_Task directions_
Go through the lines below. Copy those with "this".

_Dataset records_
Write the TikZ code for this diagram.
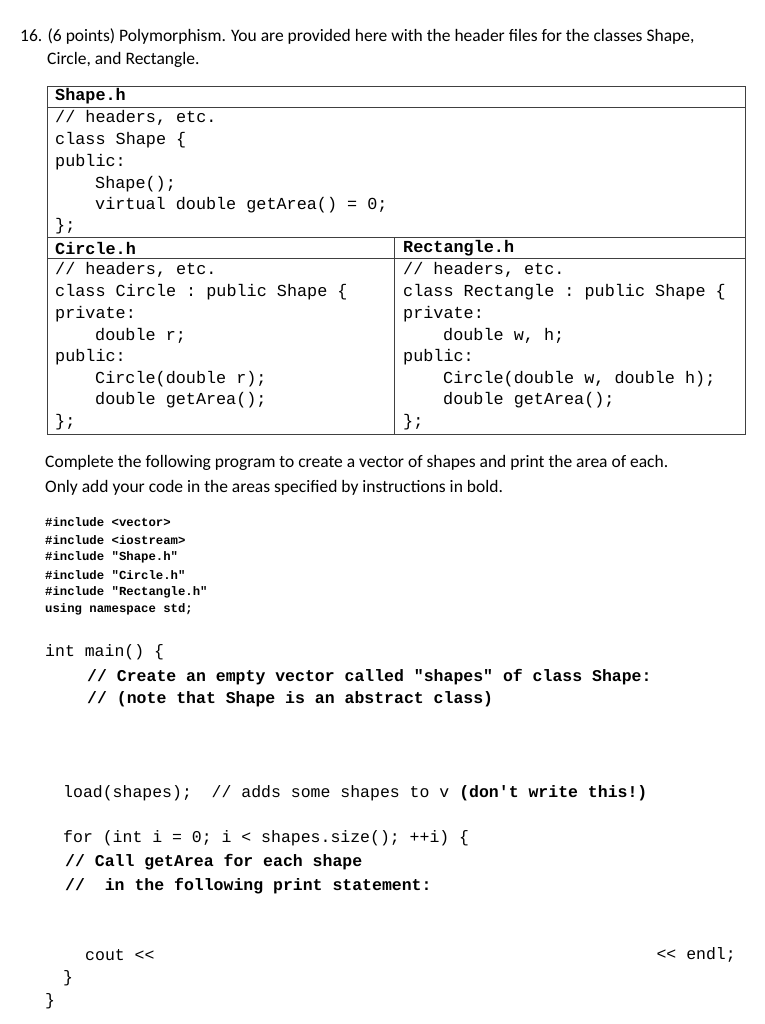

...

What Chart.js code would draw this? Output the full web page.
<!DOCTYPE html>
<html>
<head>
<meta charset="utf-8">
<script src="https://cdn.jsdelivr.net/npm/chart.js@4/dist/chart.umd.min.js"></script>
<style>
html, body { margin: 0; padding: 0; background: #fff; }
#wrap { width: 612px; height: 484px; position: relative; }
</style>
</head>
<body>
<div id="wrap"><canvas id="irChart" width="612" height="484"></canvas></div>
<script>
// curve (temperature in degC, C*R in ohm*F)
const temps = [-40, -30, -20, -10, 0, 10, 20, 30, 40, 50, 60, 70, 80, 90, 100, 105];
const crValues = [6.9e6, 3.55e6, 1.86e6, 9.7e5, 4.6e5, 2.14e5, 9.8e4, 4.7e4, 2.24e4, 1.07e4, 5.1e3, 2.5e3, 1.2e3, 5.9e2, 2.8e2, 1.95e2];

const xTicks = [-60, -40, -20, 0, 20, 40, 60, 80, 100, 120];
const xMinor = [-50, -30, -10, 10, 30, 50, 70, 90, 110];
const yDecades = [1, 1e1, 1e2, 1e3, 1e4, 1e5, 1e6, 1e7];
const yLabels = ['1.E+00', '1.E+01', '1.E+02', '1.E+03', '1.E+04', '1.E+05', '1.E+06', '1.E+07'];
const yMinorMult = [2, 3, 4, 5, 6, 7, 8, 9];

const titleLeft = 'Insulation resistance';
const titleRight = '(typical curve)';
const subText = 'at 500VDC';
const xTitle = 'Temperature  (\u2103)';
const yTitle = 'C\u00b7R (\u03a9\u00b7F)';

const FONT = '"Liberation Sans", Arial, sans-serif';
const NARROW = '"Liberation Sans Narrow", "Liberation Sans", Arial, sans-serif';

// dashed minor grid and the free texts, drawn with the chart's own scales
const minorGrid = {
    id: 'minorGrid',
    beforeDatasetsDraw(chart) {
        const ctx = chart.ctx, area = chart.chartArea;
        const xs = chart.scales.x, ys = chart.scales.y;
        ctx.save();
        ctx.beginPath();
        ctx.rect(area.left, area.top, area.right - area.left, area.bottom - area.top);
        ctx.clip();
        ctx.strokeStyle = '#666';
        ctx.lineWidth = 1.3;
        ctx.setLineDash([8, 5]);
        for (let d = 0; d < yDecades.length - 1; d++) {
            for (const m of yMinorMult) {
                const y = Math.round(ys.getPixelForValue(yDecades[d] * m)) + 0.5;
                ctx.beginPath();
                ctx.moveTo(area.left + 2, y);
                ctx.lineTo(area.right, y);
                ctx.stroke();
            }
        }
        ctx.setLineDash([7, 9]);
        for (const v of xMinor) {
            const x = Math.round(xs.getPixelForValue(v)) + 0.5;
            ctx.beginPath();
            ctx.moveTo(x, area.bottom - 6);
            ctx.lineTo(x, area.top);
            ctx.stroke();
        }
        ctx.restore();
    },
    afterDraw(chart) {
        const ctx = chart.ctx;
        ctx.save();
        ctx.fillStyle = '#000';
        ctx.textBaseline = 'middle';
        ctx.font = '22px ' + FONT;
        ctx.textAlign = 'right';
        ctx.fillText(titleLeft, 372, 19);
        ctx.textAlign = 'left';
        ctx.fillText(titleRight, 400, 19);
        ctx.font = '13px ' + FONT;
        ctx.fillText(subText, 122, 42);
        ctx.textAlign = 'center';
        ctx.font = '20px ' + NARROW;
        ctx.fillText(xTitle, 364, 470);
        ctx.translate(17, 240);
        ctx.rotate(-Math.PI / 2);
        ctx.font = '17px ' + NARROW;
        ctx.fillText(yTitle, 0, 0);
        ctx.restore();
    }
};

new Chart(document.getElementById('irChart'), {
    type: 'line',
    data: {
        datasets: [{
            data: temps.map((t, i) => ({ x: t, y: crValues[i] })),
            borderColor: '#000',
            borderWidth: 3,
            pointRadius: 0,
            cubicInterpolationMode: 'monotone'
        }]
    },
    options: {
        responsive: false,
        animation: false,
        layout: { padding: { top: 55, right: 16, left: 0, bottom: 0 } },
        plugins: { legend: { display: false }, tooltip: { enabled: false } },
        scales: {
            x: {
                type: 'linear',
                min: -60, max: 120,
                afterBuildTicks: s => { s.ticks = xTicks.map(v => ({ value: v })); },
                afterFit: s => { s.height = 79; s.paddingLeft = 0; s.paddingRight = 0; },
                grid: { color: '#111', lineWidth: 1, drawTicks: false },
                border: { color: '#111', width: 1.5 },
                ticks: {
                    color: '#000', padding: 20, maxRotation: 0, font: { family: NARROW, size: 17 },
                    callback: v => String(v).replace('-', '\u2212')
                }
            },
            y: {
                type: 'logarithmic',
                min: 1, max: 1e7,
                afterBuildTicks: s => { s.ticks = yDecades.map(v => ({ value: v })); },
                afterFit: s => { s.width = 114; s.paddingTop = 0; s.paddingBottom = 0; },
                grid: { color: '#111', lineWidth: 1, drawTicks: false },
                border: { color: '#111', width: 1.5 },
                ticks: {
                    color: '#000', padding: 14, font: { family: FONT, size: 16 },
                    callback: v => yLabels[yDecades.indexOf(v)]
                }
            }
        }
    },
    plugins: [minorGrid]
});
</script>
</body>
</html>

_Complete answer_
Write the TikZ code for this diagram.
What Chart.js code would draw this? Output the full web page.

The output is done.